Ya HD will take competitor coupons, but some managers are more dumb about it than others, i have had two managers in the same store 5 miniutes appart and got two answers. But when I pointed out to the new manager that there is a button on his register screan for competitor coupons and asked him for his name so I could call corpate he gave it to me. I used to work for HD and know a lot of tricks about how to get the best deals. If I hadn't worked there and know the stores I would not want to deal with giving my money to HD. You know I am perty sure that Lowes takes competitor coupons too, just most people assume the only competitor of HD and Lowes is each other. But I have never tried it at Lowes yet if some one knows let me know.

I will have to put a link belt on my Ridgid the belt they supply just sucks so much and its so stiff.


----------



## Abbott (May 10, 2009)

I used a Harbor Freight 20% off coupon at Lowe's. The cashier sent me to see a manager who reluctantly accepted it. I've talked to a couple of other guys online who said that their nearby Lowe's will accept them.


----------



## Abbott (May 10, 2009)

If I see one of those saws for $184.00 I'm going to be all over it!


----------



## AKWoody (Sep 28, 2009)

Checked all my Home Depots, no luck


----------



## ZeroThreeQuarter (Jan 11, 2010)

WOW. it's $417 when i check online! almost makes me wanna buy one from you and just pay the shipping and i'd STILL be ahead of the game!

Good to know about the coupon price matching, will make shopping a whole lot more enjoyable and bearable! thanks for the info and review on this one!
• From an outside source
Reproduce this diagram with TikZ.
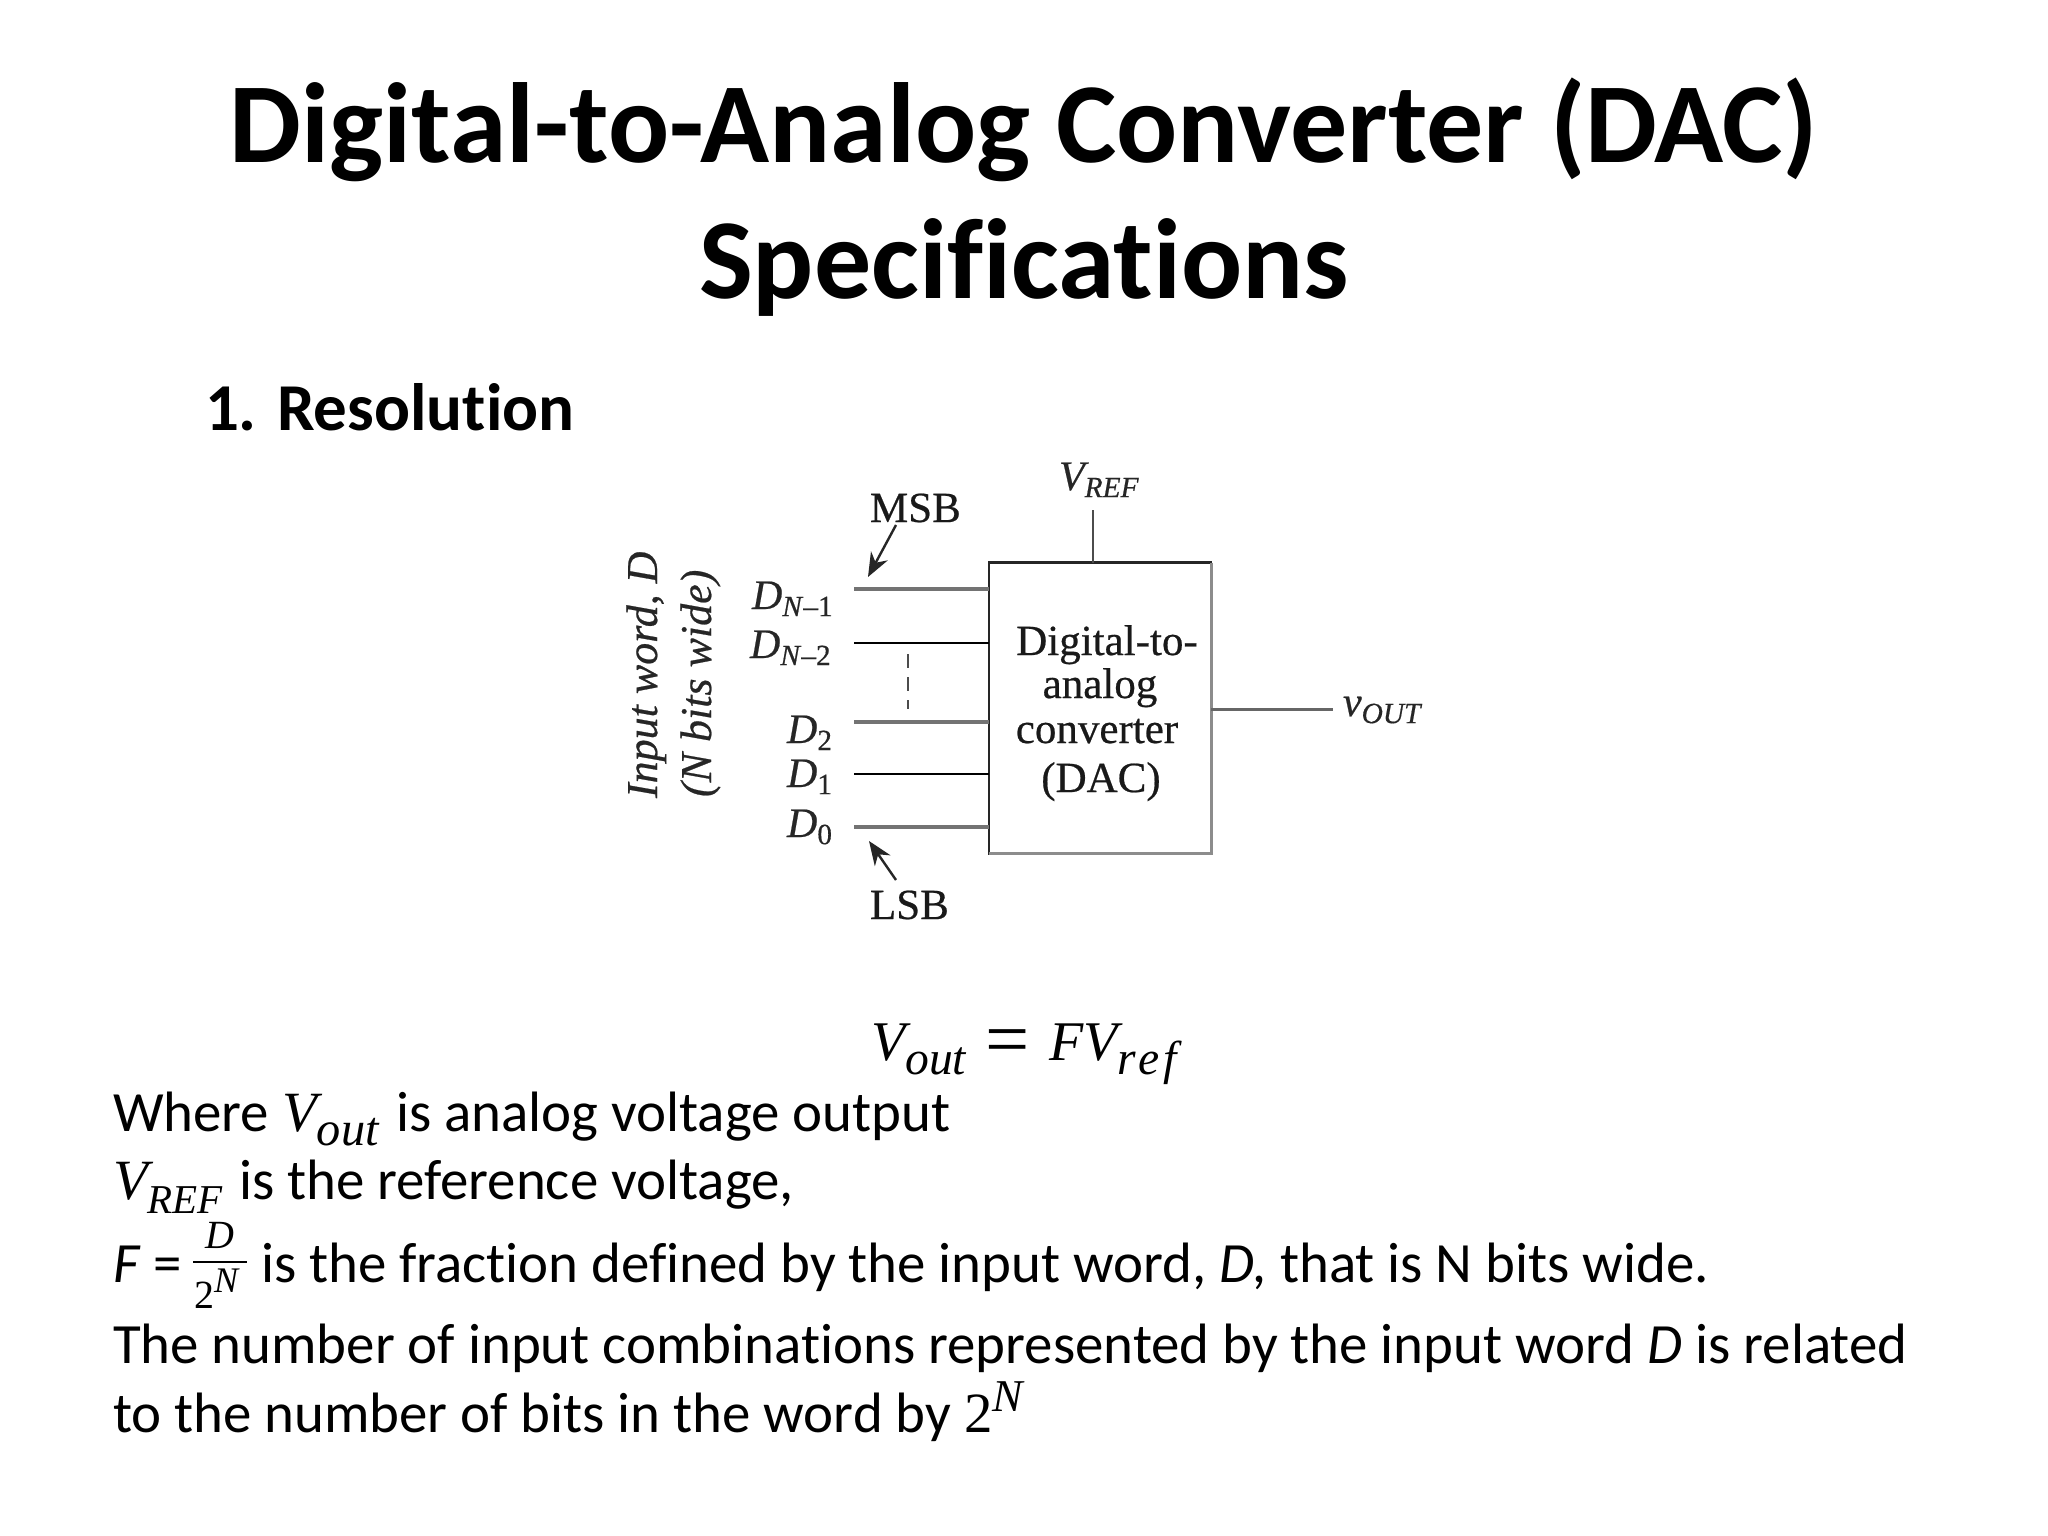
\documentclass[tikz,border=0pt]{standalone}
\usepackage{fontspec}
\usetikzlibrary{arrows.meta}
\newfontfamily\calb[Ligatures=NoCommon]{Carlito}
\newfontfamily\tms{Liberation Serif}
\newfontfamily\tmsd[FakeBold=0.5]{Liberation Serif}
\newcommand\fs[1]{\fontsize{#1}{#1}\selectfont}
\newcommand\mi[1]{{\tms\itshape #1}}
\newcommand\sbb[1]{\raisebox{-.25em}{\scalebox{.72}{\mi{#1}}}}
\newcommand\sbm[1]{\raisebox{-.25em}{\scalebox{.85}{\mi{#1}}}}
\newcommand\sbs[1]{\raisebox{-.25em}{\scalebox{.85}{\mi{\addfontfeature{LetterSpace=8}#1}}}}
\newcommand\dsb[1]{\raisebox{-.17em}{\scalebox{.7}{#1}}}
\newcommand\spp[1]{\raisebox{.36em}{\scalebox{.8}{\mi{#1}}}}
\tikzset{
  x=1pt,y=-1pt,
  every node/.style={inner sep=0pt,outer sep=0pt},
  titletext/.style={font=\calb\bfseries\fs{114},anchor=base},
  headtext/.style={font=\calb\bfseries\fs{67},anchor=base west},
  bodytext/.style={font=\calb\fs{56.9},anchor=base west},
  mathtext/.style={font=\tms\itshape\fs{56},anchor=base west},
  dia/.style={font=\tmsd\fs{43},text=black!90,anchor=base west},
  diai/.style={font=\tmsd\itshape\fs{42},text=black!85,anchor=base west},
  dacbox/.style={draw=black!85,line width=2.4pt,fill=white},
  wirethick/.style={draw=black!55,line width=4pt},
  wirethin/.style={draw=black,line width=2.4pt},
  ptr/.style={draw=black!85,line width=2.4pt,-{Stealth[length=24pt,width=19pt]}},
}
\begin{document}
\begin{tikzpicture}
\useasboundingbox (0,0) rectangle (2048,1536);
\fill[white] (0,0) rectangle (2048,1536);
% title
\node[titletext] (t1) at (1024,162) {Digital-to-Analog Converter (DAC)};
\node[titletext] (t2) at (1024,298) {Specifications};
\node[headtext] (h1) at (205,430) {1. Resolution};
% block
\node[dacbox,minimum width=222pt,minimum height=291pt] (dac) at (1100,708) {};
\draw[draw=black!45,line width=3pt] (dac.north east) -- (dac.south east) -- (dac.south west);
\node[dia,anchor=base] (l1) at (1107,655) {Digital-to-};
\node[dia,anchor=base] (l2) at (1100,698) {analog};
\node[dia,anchor=base] (l3) at (1097,743) {converter};
\node[dia,anchor=base] (l4) at (1101,792) {(DAC)};
% input wires
\coordinate (w1) at (854,589);
\coordinate (w2) at (854,643);
\coordinate (w3) at (854,722);
\coordinate (w4) at (854,774);
\coordinate (w5) at (854,827);
\draw[wirethick] (w1) -- (w1 -| dac.west);
\draw[wirethin]  (w2) -- (w2 -| dac.west);
\draw[wirethick] (w3) -- (w3 -| dac.west);
\draw[wirethin]  (w4) -- (w4 -| dac.west);
\draw[wirethick] (w5) -- (w5 -| dac.west);
\coordinate (d1) at (908,654);
\coordinate (d2) at (908,709);
\draw[draw=black!70,line width=1.6pt,dash pattern=on 14pt off 9pt] (d1) -- (d2);
% labels on wires
\node[diai] (dn1) at (752,609) {D\dsb{N\textup{–1}}};
\node[diai] (dn2) at (750,658) {D\dsb{N\textup{–2}}};
\node[diai] (d2l) at (787,743) {D\dsb{\textup{2}}};
\node[diai] (d1l) at (787,787) {D\dsb{\textup{1}}};
\node[diai] (d0l) at (787,837) {D\dsb{\textup{0}}};
% vref, vout
\coordinate (vr) at (1093,510);
\draw[draw=black!70,line width=2.4pt] (vr) -- (vr |- dac.north);
\node[diai] (vref) at (1059,490) {V\dsb{REF}};
\coordinate (vo) at (1333,709);
\draw[draw=black!60,line width=3pt] (vo -| dac.east) -- (vo);
\node[diai] (vout) at (1343,716) {v\dsb{OUT}};
% msb lsb
\node[dia] (msb) at (870,522) {MSB};
\node[dia] (lsb) at (870,919) {LSB};
\coordinate (ma) at (868,577);
\coordinate (la) at (869,841);
\draw[ptr] (896,525) -- (ma);
\draw[ptr] (896,880) -- (la);
% rotated
\node[diai,font=\tmsd\itshape\fs{44},rotate=90,anchor=base west] (iw) at (657,798) {Input word, D};
\node[diai,font=\tmsd\itshape\fs{44},rotate=90,anchor=base west] (nb) at (711,797) {(N bits wide)};
% equation
\node[mathtext] (eq) at (871,1060) {V\sbm{out}\hspace{.35em}\raisebox{-.09em}{\upshape\scalebox{1.4}{=}}\hspace{.35em}FV\sbs{ref}};
% body
\node[bodytext] (b1) at (113,1131) {Where \mi{V}\sbm{out}\hspace{.08em} is analog voltage output};
\node[bodytext] (b2) at (113,1199) {\mi{V}\sbb{REF}\hspace{.06em} is the reference voltage,};
\node[bodytext] (b3a) at (113,1282) {\textit{F} =};
\coordinate (fa) at (193,1262);
\coordinate (fb) at (247,1262);
\draw[draw=black,line width=2pt] (fa) -- (fb);
\node[mathtext,font=\tms\itshape\fs{40}] (fn) at (205,1248) {D};
\node[mathtext,font=\tms\itshape\fs{40}] (fd) at (194,1308) {{\upshape 2}\raisebox{.4em}{\scalebox{.9}{N}}};
\node[bodytext] (b3b) at (261,1282) {is the fraction defined by the input word, \textit{D,} that is N bits wide.};
\node[bodytext] (b4) at (113,1363) {The number of input combinations represented by the input word \textit{D} is related};
\node[bodytext] (b5) at (113,1432) {to the number of bits in the word by \mi{\upshape 2}\spp{N}};
\end{tikzpicture}
\end{document}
which makes me wonder, when you check online for the price, does it give you the $184 price also??


----------



## EricB2017 (Apr 3, 2010)

which HD was it at? i am also from fresno


----------



## Juansnapon (Apr 28, 2010)

Eric the last time I checked there was one left in Madera at the 184 price and two still in Delano, none at the 184 price in Fresno its self because the stores are to busy and are higher selling stores. Good luck.


----------



## Juansnapon (Apr 28, 2010)

ZeroTHreeQuarter no the price will not say 184 online beacuse the clearance price is only in the low valume stores not every store just the small ones that do not have much business they are getting rid of them at a low cost.


----------



## ABrown (Jun 6, 2010)

So just changing the belt takes the vibration out? I need to do that.


----------



## a1Jim (Aug 9, 2008)

wow what a bargain


----------



## RoBanJo (Aug 4, 2010)

So Folks, I have money to spend and am looking for a band-saw - I am considering the HD Rigid or the Lowe's Porter Cable. The local specialty wood shop has the Jet 14" for $599 and the Fox 14" for $549. Is it worth a few hundred extra smackers to go with them? What say you?


----------